Titus Welliver: Yeah, it was a lot of fun and a great cast. I love Banksy (Elizabeth Banks), she's great and so is Sam (Worthington). Ed Harris and I we have a track record together from Gone Baby Gone. Anthony Mackie and I have not worked together before. Jamie Bell and I, and Edward Burns and I have not (worked together before) but it was great. It was really a lot of fun.

You play NYPD officer Nathan Marcus in the film, what can you tell me about your character?

Welliver: Yes, Marcus is … well, what he appears to be is this guy, a cop who's just doing his job and who's very frustrated. I’ve played enough cops, and spent enough time around cops to sort of know how they think, feel, walk and look. So there was that and you know he's also a cop who has a tremendous amount of power. He's not like a patrolman or just a detective who's working the beat. He has this whole command center and like all police work, for the most part, its life and death. The audience knows what he also knows, which is that this kid jumped off the Brooklyn Bridge not long ago and Elizabeth Bank’s character is kind of a wild card. So as things kind of unfold, it's interesting and I think that the script was solid. They did a lot of work on the script on the day, and I had fun with it. I just had a really good time with it. I felt like it's a popcorn movie. It's got a lot of really good action stuff in it, but there's a reason that (director) Asger (Leth) cast good actors who make the material work and I think that's another part of it, right? It's suspenseful obviously, I mean most things are, but the audience believes it because you've got actors there that are making you buy into it.


I’ve often heard actors or filmmakers say that, “You don’t shoot the script, you shoot the film.” Has that been your experience? Or do you think that it’s really the actors and the filmmakers collaborating together that make a script come alive on screen?

Welliver: Yeah. Although, look you know when I'm doing a film with Ben Affleck, he is the first person to cut or revisit something if it doesn't work. I mean he is brutal on himself I have to say, you know to watch a guy who's a director, writer and an actor all at the same time be as mercenary as he is. He'll kind of go, “You know what, when I wrote that I thought it was a cool line, but it doesn't really work so let's not say it.” The hardest part about that is trying to convince an actor who you give a really cool line to that you want to take it back, now you’ve got an arm wrestling match.

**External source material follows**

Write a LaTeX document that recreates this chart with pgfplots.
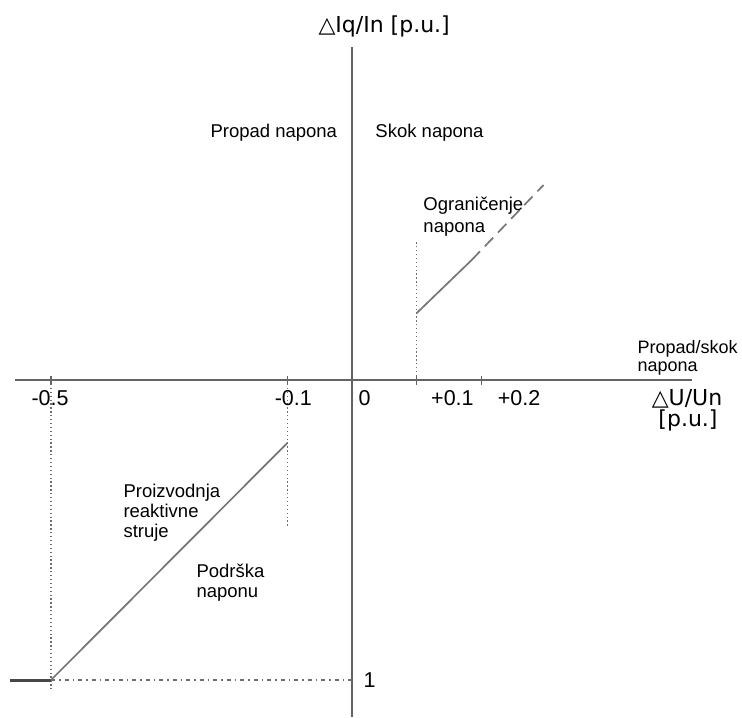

Since you mentioned him, can you talk about your working relationship with Ben Affleck? You’ll now have been in all three of his directorial efforts, so what is he like as a director?

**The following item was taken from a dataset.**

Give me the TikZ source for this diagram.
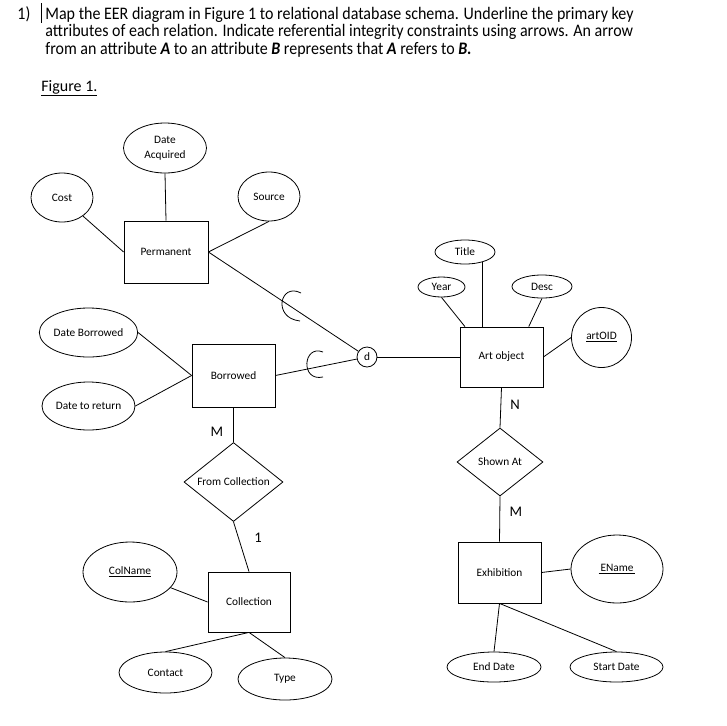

Welliver: Yeah, I mean when we were shooting Gone Baby Gone I knew (he was a great director). Also, I have a connection to Boston. I love Boston; it's where I first attended any kind of an acting program, at the actor's workshop in Boston, over on Commonwealth Ave., which is like three blocks away from Fenway. I remember when I was a teenager visiting my mother in Massachusetts, you know I picked up on the accent a little bit. (I remember) my brother, my older brother saying to me, “Yeah, that's never going to come in handy.” Little did he know, and of course he didn't live to see it. But he would've loved the fact that not only do I get to do one picture with a Dorchester accent, but also then I get to do the Charlestown dialect in the next one. The experience for me is valuable and I love the role of Lionel McCready (Gone Baby Gone). I felt like it was just honestly well written, and a very complex character. Once again he got a bunch of seriously great actors to work with. I knew from the minute we were... well, I always knew that Ben was a bright guy even before I worked with him. Then I met him in the official capacity and I liked him immediately. He's a gregarious, bright guy, warm and welcoming, and his passion is extremely contagious. He was incredibly generous, and he really allowed me to kind of find Lionel, what he looked liked, how he walked, how he talked, and he was very generous. The Town was a gas. I mean we went through doing an intense drama to then doing another great drama, but there was a lot of action, a lot of cool stuff. But that being said, that's a film that was not put in the action genre. That's a really, really great drama that film. It just happened to have some great action set pieces in it, but if you took the bank robbery, and the truck heist and stuff out of that film, that film would still completely hold up. You take the whole armored car chase scene with the nuns, even if you take that stuff out, that movie still plays as it does. Not that I've ever done that as an exercise, but I could tell you just from watching that film.


Finally, have you finished shooting all your scenes for Argo?

Welliver: Yeah, I did and that's not a Boston movie, that's a totally different thing, a political film. Yeah, I did my thing. The amount of stage I’m going to have in Argo is significantly less than The Town or in Gone Baby Gone, but it's going to be a really great film. I have to say once again, when you get on the set with Ben, you know, you catch his bug. You know you're working on something that's going to be great. I have every confidence that this film will be as good enough, or better than the last. That's just what he does as a filmmaker. So I'll be in all of Ben Affleck’s movies if that happens.


So anytime Ben calls with a role for you in one of his films, you’ll do it?

Welliver: I would! I've pursued him and said, look, c'mon. I love working with him. I mean there are a lot of great actors in Argo, and there are a lot of great actors in all his films. Once again, people see his films and they call their agents and say, “The next time Ben Affleck makes a movie can I please be in it?” Also, it's great to shoot in Boston I have to say. There's nothing better than shooting in Boston.

Man on a Ledge is currently in theaters everywhere!

Argo is set for release on September 14th.